▸ Given task
Scan the data below for the string "this". Show every line where it turns up.

▸ Working data
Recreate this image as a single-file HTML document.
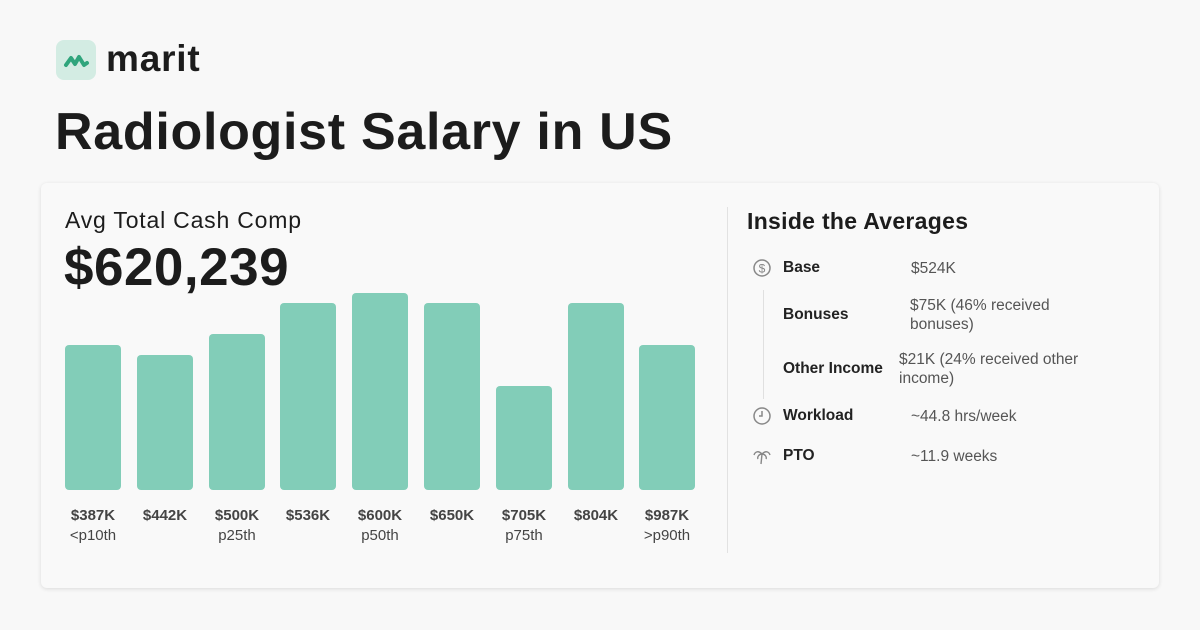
<!DOCTYPE html>
<html><head><style>
*{margin:0;padding:0;box-sizing:border-box}
body{width:1200px;height:630px;background:#f8f8f8;font-family:"Liberation Sans",sans-serif;position:relative;overflow:hidden;color:#1c1c1c}
.a{position:absolute;white-space:nowrap}
.card{position:absolute;left:41px;top:183px;width:1118px;height:405px;background:#f9f9f9;border-radius:6px;box-shadow:0 1px 4px rgba(0,0,0,.12)}
.bar{position:absolute;width:56px;background:#82cdb8;border-radius:4px;bottom:140px}
.v{position:absolute;width:80px;text-align:center;font-weight:bold;font-size:15px;color:#444;top:507px}
.s{position:absolute;width:80px;text-align:center;font-size:15px;color:#444;top:527px}
.l{position:absolute;left:783px;font-weight:bold;font-size:15.5px;color:#222}
.r{position:absolute;font-size:15.5px;color:#555;line-height:19px}
</style></head><body>
<div class="a" style="left:56px;top:40px;width:40px;height:40px;background:#d3ece3;border-radius:8px"></div>
<svg class="a" style="left:56px;top:40px" width="40" height="40"><path d="M10 25 L15 18 L19 24 L23 17 L28 25 L31 23" stroke="#2fa57c" stroke-width="4" fill="none" stroke-linecap="round" stroke-linejoin="round"/></svg>
<div class="a" style="left:106px;top:38px;font-size:37px;font-weight:bold;color:#1c1c1c;letter-spacing:0.8px">marit</div>
<div class="a" style="left:55px;top:102px;font-size:52px;font-weight:bold;color:#1c1c1c;letter-spacing:0.7px">Radiologist Salary in US</div>
<div class="card"></div>
<div class="a" style="left:727px;top:207px;width:1px;height:346px;background:#e2e2e2"></div>
<div class="a" style="left:65px;top:207px;font-size:23px;color:#1c1c1c;letter-spacing:0.8px">Avg Total Cash Comp</div>
<div class="a" style="left:64px;top:237px;font-size:53px;font-weight:bold;color:#1c1c1c;letter-spacing:0.5px">$620,239</div>
<div class="bar" style="left:65px;top:345px"></div>
<div class="bar" style="left:137px;top:355px"></div>
<div class="bar" style="left:209px;top:334px"></div>
<div class="bar" style="left:280px;top:303px"></div>
<div class="bar" style="left:352px;top:293px"></div>
<div class="bar" style="left:424px;top:303px"></div>
<div class="bar" style="left:496px;top:386px"></div>
<div class="bar" style="left:568px;top:303px"></div>
<div class="bar" style="left:639px;top:345px"></div>
<div class="v" style="left:53px">$387K</div><div class="s" style="left:53px">&lt;p10th</div>
<div class="v" style="left:125px">$442K</div>
<div class="v" style="left:197px">$500K</div><div class="s" style="left:197px">p25th</div>
<div class="v" style="left:268px">$536K</div>
<div class="v" style="left:340px">$600K</div><div class="s" style="left:340px">p50th</div>
<div class="v" style="left:412px">$650K</div>
<div class="v" style="left:484px">$705K</div><div class="s" style="left:484px">p75th</div>
<div class="v" style="left:556px">$804K</div>
<div class="v" style="left:627px">$987K</div><div class="s" style="left:627px">&gt;p90th</div>
<div class="a" style="left:747px;top:208px;font-size:23px;font-weight:bold;color:#1c1c1c;letter-spacing:0.3px">Inside the Averages</div>
<svg class="a" style="left:752px;top:258px" width="20" height="20"><circle cx="10" cy="10" r="8" stroke="#888" stroke-width="1.5" fill="none"/><text x="10" y="14.5" font-size="12" text-anchor="middle" fill="#888" font-family="Liberation Sans">$</text></svg>
<div class="a" style="left:763px;top:290px;width:1px;height:55px;background:#e0e0e0"></div>
<div class="a" style="left:763px;top:344px;width:1px;height:55px;background:#e0e0e0"></div>
<svg class="a" style="left:752px;top:406px" width="20" height="20"><circle cx="10" cy="10" r="8" stroke="#888" stroke-width="1.5" fill="none"/><path d="M10 5 V10 H7" stroke="#888" stroke-width="1.5" fill="none"/></svg>
<svg class="a" style="left:752px;top:446px" width="20" height="20"><path d="M9 18 L10 8 M10 8 C6 4 3 6 2 9 M10 8 C14 4 17 6 18 9 M10 8 C7 8 5 11 6 13 M10 8 C13 8 15 11 14 13" stroke="#888" stroke-width="1.4" fill="none"/></svg>
<div class="l" style="top:259px">Base</div><div class="r" style="left:911px;top:259px">$524K</div>
<div class="l" style="top:306px">Bonuses</div><div class="r" style="left:910px;top:296px">$75K (46% received<br>bonuses)</div>
<div class="l" style="top:360px">Other Income</div><div class="r" style="left:899px;top:350px">$21K (24% received other<br>income)</div>
<div class="l" style="top:407px">Workload</div><div class="r" style="left:911px;top:407px">~44.8 hrs/week</div>
<div class="l" style="top:447px">PTO</div><div class="r" style="left:911px;top:447px">~11.9 weeks</div>
</body></html>
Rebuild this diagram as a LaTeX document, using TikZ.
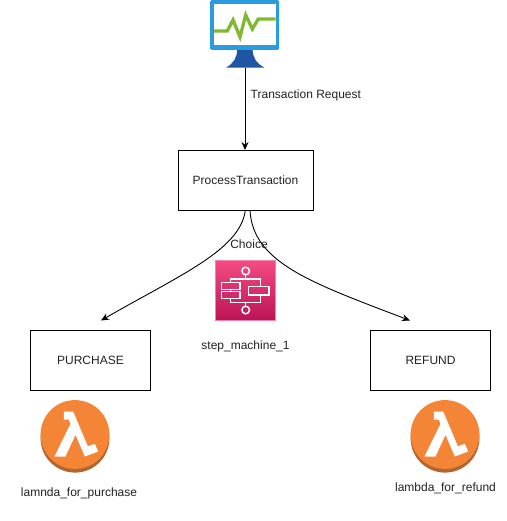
\documentclass[tikz,border=0pt]{standalone}
\usepackage{fontspec}
\setmainfont{Liberation Sans}
\usetikzlibrary{arrows.meta}
\definecolor{monblue}{HTML}{2A9BE0}
\definecolor{standblue}{HTML}{1F56A3}
\definecolor{pulsegreen}{HTML}{7FBA2E}
\definecolor{lamorange}{HTML}{F58536}
\definecolor{lamdark}{HTML}{B2652F}
\definecolor{pinktop}{HTML}{F34B82}
\definecolor{pinkbot}{HTML}{BC1356}
\definecolor{txt}{HTML}{222222}
\tikzset{
  x=1pt,y=-1pt,
  flowbox/.style={draw=black,line width=0.9pt,fill=white,minimum width=120pt,minimum height=60pt,inner sep=0pt,font=\fontsize{12}{14}\selectfont,text=txt},
  lbl/.style={inner sep=0pt,font=\fontsize{12}{14}\selectfont,text=txt},
  conn/.style={draw=black,line width=0.9pt,-{Stealth[length=8pt,width=7pt]}},
  ghost/.style={inner sep=0pt,minimum width=#1,minimum height=#1},
  ico/.style={white,line width=1.5pt}
}
\newcommand{\lambdaicon}[2]{%
  \begin{scope}[shift={(#1,#2)}]
    \fill[lamdark] (0,3.8) ellipse[x radius=34.4,y radius=34.3];
    \fill[lamorange] (0,0) circle[radius=34.4];
    \fill[white] (-11.2,-23) -- (-1.8,-23) -- (12.8,11.7) -- (19.8,9.3) -- (23.2,17) -- (9.8,22)
      -- (0.5,0.3) -- (-9.5,22) -- (-20.5,22) -- (-4.5,-10.7) -- (-6.2,-15) -- (-11.2,-15) -- cycle;
  \end{scope}}
\begin{document}
\begin{tikzpicture}
\useasboundingbox (0,0) rectangle (506,521);
\fill[white] (0,0) rectangle (506,521);
% monitor
\fill[standblue] (237.3,49) -- (252.5,49) .. controls (253,58) and (256,63) .. (264.5,67.7) -- (226,67.7) .. controls (234,63) and (236.8,58) .. (237.3,49) -- cycle;
\fill[monblue,rounded corners=1.5pt] (210,0) rectangle (279,50);
\fill[white] (214,4) rectangle (275.5,45.5);
\draw[pulsegreen,line width=3.3pt,line join=miter] (214,31) -- (227.3,31) -- (233,20) -- (240,37) -- (245.7,15) -- (252.3,29) -- (258.3,19) -- (275.5,19);
\node[ghost=1pt] (mon) at (245,68) {};
% boxes
\node[flowbox,minimum width=135pt] (proc) at (245.5,180.5) {ProcessTransaction};
\node[flowbox] (pur) at (90.5,360.5) {PURCHASE};
\node[flowbox] (ref) at (430.5,360.5) {REFUND};
% connectors
\draw[conn] (mon.center) -- (proc.north -| mon.center);
\node[lbl,anchor=west] (tr) at (250.5,95.5) {Transaction Request};
\coordinate (ls) at (245.3,210.5);
\coordinate (le) at (101,320.5);
\coordinate (rs) at (250,210.5);
\coordinate (re) at (410,320.5);
\draw[conn] (ls) .. controls (240,250) and (180,275) .. (le);
\draw[conn] (rs) .. controls (253,263) and (312,283) .. (re);
\node[lbl] (ch) at (249,244.5) {Choice};
% step functions icon
\node[ghost=60pt,anchor=north west] (sm) at (215.5,260.5) {};
\shade[top color=pinktop,bottom color=pinkbot] (215.5,260.5) rectangle (275.5,320.5);
\draw[draw=pinktop!70!white,line width=0.6pt] (215.5,260.5) rectangle (275.5,320.5);
\begin{scope}[ico]
  \draw (245.7,271) circle[radius=3.8];
  \draw (245.7,310) circle[radius=3.8];
  \draw (245.7,274.8) -- (245.7,279) (230.7,282.7) -- (230.7,279) -- (260.7,279) -- (260.7,286.7);
  \draw (230.7,298.3) -- (230.7,302.3) -- (260.7,302.3) -- (260.7,295) (245.7,302.3) -- (245.7,306.2);
  \draw (221.7,282.7) rectangle (240,289.3);
  \draw (221.7,291.7) rectangle (240,298.3);
  \draw (248.3,286.7) rectangle (269,295);
  \draw (230.7,289.3) -- (230.7,291.7);
\end{scope}
\node[lbl] (sml) at (245.5,346) {step\_machine\_1};
% lambda icons
\lambdaicon{75}{434.5}
\node[ghost=68pt] (lam1) at (75,434.5) {};
\node[lbl] (lam1l) at (79,493.5) {lamnda\_for\_purchase};
\lambdaicon{445}{434.5}
\node[ghost=68pt] (lam2) at (445,434.5) {};
\node[lbl] (lam2l) at (445.5,488) {lambda\_for\_refund};
\end{tikzpicture}
\end{document}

▸ Correct answer
Recreate this image as a single-file HTML document.
Rebuild this diagram as a LaTeX document, using TikZ.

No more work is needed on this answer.